Anyone who doubts that need not travel to Washington. In the past few days, they needed to go only as far as Packard Park in Warren where the Moving Wall Memorial has been erected. The wall is available to visitors 24 hours a day and will be in Warren until 6 p.m. July 4.
The Moving Wall is smaller than the wall in Washington, and its panels are made of a composite material, not granite. But it contains the same 58.200 names of the men and women who died in the service of their country during the Vietnam War. And there is an information tent equipped with a computer that enables visitors to locate any name on the wall in short order.
This is not the first time the wall has been in this area.

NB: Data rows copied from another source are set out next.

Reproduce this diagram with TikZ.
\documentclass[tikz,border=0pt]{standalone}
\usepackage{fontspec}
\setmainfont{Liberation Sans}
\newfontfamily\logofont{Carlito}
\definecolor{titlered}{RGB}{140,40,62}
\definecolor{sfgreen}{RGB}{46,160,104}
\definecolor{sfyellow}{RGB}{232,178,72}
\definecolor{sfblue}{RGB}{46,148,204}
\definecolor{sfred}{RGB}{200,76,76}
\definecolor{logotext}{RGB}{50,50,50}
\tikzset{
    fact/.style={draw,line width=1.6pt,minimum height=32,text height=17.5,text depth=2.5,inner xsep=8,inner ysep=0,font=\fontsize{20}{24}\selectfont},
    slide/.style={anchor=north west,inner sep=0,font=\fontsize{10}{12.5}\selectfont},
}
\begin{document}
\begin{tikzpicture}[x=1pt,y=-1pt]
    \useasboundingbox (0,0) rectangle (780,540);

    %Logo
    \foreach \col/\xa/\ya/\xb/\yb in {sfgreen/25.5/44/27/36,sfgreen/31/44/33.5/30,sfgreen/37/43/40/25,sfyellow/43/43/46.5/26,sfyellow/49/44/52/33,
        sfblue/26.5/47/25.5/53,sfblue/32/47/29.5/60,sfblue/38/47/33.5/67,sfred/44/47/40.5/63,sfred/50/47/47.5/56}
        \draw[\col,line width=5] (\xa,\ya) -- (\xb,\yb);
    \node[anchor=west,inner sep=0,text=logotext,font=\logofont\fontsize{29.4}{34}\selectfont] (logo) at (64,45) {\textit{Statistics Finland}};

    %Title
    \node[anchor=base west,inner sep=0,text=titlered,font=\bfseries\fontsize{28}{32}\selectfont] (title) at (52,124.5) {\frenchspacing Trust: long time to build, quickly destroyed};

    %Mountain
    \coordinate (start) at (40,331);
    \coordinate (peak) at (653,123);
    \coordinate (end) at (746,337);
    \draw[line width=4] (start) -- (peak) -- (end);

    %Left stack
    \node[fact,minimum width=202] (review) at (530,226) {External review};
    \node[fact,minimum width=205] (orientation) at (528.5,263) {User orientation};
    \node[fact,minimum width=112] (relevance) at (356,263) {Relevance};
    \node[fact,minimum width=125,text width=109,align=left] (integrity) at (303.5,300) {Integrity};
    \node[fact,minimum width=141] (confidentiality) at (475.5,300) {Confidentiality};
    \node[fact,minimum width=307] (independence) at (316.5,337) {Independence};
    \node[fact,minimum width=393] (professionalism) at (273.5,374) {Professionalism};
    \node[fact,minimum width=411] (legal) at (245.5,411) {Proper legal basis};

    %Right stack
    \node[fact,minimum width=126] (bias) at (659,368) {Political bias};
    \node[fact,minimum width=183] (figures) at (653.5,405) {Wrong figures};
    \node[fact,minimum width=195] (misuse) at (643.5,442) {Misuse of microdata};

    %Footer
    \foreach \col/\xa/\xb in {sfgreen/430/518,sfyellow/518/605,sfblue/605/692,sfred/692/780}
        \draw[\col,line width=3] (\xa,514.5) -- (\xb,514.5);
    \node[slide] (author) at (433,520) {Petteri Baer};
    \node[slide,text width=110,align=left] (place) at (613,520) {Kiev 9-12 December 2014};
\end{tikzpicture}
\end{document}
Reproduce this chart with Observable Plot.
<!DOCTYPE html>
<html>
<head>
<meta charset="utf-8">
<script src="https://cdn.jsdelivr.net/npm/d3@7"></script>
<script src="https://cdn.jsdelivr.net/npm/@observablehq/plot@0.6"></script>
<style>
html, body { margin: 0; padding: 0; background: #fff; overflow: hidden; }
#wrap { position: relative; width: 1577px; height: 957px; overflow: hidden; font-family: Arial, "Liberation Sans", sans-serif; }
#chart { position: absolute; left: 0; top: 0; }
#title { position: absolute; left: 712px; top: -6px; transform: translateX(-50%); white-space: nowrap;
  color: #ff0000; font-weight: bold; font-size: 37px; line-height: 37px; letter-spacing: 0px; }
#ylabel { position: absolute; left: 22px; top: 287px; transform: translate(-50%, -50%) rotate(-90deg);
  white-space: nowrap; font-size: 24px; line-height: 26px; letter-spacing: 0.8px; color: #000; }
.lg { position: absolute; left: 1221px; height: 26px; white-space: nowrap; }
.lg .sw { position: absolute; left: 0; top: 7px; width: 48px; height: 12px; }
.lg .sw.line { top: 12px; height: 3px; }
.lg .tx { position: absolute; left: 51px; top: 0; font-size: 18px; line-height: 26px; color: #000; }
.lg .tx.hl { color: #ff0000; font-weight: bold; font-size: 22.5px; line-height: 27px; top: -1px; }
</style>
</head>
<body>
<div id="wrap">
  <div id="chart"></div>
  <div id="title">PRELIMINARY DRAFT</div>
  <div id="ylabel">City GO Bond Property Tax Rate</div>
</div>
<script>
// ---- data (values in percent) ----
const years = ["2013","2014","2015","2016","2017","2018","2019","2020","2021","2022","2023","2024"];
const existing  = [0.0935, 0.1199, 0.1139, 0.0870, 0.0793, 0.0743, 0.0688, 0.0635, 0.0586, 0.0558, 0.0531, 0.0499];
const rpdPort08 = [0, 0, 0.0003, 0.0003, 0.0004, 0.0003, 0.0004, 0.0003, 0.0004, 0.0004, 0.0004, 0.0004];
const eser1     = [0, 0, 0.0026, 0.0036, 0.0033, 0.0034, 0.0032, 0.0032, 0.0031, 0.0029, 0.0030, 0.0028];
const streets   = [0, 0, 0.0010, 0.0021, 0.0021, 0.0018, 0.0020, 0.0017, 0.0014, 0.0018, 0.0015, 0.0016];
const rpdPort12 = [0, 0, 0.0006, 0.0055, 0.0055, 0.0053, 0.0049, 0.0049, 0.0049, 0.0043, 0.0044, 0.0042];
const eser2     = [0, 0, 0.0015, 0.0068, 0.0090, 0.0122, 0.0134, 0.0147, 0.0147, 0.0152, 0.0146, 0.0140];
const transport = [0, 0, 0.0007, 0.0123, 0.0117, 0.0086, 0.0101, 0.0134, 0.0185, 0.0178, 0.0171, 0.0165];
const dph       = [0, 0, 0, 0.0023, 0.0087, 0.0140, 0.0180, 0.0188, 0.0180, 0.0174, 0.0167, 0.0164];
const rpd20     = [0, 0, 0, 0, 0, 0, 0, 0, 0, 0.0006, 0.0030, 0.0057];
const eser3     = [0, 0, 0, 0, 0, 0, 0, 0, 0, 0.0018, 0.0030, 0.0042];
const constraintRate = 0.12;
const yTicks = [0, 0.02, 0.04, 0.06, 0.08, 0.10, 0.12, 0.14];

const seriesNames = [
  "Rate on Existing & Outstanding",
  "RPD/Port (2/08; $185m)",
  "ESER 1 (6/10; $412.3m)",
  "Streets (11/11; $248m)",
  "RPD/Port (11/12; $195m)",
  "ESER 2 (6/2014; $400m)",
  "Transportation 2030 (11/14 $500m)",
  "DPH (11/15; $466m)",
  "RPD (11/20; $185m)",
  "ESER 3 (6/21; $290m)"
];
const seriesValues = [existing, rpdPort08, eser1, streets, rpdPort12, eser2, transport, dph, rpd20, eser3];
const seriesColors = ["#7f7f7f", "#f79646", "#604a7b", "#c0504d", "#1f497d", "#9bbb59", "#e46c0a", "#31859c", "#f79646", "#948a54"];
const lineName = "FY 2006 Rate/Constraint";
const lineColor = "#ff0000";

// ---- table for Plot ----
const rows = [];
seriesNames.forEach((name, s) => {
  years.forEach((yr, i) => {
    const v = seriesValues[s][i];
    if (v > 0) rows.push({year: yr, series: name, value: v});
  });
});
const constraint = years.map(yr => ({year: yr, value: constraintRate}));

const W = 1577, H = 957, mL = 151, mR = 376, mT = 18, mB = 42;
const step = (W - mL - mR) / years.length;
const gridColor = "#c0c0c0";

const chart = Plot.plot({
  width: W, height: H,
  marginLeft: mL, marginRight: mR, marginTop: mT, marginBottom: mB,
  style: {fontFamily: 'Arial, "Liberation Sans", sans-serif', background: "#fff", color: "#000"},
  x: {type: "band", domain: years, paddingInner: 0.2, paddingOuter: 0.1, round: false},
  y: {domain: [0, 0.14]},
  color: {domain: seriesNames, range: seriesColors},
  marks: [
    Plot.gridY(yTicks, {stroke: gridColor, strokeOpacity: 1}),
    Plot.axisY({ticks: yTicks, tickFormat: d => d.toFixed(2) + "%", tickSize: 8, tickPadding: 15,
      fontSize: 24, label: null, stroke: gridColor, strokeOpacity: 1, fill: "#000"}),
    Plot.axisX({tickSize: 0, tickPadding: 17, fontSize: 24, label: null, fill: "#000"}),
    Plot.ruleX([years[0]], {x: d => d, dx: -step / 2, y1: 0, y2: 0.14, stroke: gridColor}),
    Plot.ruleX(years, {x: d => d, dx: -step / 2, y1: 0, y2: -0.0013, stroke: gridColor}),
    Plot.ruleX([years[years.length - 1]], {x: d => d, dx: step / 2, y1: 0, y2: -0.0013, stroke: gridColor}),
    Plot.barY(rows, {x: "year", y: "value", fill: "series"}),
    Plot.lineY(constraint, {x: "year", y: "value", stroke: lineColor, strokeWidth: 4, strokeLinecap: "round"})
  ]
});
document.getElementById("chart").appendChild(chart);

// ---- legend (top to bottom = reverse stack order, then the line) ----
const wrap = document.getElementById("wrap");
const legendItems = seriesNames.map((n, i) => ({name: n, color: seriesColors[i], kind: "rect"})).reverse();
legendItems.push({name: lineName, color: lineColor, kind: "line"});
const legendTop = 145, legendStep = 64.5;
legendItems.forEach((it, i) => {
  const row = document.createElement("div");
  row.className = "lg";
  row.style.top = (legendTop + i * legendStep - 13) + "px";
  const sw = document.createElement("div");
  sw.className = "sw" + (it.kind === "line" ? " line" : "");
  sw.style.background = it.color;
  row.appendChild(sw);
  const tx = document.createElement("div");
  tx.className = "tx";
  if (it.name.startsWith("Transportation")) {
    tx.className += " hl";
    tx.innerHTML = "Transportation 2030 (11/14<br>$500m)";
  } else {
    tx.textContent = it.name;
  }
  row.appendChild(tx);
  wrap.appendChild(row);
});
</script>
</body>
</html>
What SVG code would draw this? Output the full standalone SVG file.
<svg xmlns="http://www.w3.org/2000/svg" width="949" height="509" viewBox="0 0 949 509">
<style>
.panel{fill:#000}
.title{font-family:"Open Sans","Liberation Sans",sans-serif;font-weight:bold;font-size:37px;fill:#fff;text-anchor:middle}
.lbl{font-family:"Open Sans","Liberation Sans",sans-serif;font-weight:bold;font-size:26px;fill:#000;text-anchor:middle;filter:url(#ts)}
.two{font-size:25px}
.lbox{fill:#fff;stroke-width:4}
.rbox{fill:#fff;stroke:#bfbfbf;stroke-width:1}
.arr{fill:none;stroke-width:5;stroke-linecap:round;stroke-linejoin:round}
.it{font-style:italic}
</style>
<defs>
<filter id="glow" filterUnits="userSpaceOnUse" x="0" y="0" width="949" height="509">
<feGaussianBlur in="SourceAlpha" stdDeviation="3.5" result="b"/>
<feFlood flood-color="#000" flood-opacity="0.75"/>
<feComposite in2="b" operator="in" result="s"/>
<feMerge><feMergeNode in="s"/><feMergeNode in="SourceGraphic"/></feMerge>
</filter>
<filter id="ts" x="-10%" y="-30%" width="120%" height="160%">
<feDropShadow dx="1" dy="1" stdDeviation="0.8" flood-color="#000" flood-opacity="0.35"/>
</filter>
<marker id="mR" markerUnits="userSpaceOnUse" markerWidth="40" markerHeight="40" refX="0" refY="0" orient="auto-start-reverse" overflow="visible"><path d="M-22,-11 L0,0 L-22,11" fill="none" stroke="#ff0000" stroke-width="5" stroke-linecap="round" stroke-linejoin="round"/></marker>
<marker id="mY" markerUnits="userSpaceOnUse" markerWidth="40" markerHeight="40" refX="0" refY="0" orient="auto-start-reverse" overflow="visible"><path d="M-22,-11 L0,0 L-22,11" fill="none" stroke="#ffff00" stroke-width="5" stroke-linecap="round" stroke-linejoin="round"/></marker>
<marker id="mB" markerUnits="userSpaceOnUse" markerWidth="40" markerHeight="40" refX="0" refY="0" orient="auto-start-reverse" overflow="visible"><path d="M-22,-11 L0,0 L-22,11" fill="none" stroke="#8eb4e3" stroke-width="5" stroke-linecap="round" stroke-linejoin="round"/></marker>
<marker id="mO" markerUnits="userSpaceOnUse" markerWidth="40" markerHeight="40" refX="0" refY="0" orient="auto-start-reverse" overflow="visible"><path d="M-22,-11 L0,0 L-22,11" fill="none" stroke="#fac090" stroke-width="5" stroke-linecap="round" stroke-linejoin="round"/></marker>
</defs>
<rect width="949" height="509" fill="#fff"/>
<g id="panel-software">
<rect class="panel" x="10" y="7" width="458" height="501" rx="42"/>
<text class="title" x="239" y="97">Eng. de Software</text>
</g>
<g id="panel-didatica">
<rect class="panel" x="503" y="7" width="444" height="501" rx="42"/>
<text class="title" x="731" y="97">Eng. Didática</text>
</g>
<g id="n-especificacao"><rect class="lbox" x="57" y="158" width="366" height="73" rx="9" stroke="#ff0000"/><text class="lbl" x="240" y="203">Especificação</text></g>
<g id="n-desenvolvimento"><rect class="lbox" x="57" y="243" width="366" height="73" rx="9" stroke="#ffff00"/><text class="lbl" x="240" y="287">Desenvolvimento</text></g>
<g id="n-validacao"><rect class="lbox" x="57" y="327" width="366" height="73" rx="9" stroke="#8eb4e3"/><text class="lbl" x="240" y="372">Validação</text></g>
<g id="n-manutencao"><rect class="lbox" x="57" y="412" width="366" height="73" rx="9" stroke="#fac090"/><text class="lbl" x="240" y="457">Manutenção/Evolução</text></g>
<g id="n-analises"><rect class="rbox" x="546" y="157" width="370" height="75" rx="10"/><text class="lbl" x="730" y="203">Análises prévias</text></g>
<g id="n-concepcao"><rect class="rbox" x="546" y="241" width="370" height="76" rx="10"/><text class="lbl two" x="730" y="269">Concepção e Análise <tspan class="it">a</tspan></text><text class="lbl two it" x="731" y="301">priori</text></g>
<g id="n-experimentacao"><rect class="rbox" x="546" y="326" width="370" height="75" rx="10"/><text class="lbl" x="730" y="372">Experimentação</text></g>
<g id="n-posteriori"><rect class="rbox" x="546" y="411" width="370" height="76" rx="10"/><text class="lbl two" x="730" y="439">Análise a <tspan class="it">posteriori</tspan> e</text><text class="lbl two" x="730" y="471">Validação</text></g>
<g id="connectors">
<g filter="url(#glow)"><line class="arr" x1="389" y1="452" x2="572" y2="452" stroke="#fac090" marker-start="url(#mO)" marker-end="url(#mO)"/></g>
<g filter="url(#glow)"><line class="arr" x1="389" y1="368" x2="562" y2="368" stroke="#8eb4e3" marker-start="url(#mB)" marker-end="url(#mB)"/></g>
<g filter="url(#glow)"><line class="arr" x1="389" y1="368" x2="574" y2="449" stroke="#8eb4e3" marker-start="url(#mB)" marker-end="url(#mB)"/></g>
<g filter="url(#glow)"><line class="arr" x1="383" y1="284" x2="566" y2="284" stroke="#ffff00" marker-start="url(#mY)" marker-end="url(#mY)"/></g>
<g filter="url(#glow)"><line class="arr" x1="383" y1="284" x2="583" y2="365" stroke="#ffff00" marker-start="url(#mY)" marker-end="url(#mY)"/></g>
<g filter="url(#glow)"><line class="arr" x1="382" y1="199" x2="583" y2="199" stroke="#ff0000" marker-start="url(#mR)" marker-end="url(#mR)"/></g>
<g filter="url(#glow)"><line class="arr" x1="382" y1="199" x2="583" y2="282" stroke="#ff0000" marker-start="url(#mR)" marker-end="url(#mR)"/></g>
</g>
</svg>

It was in Meadville, Pa., in 1998, Youngstown in 1996 and in Leetonia in 1992. The Moving Wall shares its preamble with the Washington memorial. It reads: "In honor of the men and women of the armed forces of the United States who served in the Vietnam War, the names of those who gave their lives and of those who remain missing are inscribed in the order they were taken from us."
To see those names, to touch them and to feel them is to come just a bit closer to understanding the sacrifice they made. For just another day, those names and the thoughts they inspire are but a short drive away for anyone reading this newspaper.
It is a drive worth making -- especially at a time when we are celebrating the freedom and independence for which all our veterans have made so many sacrifices.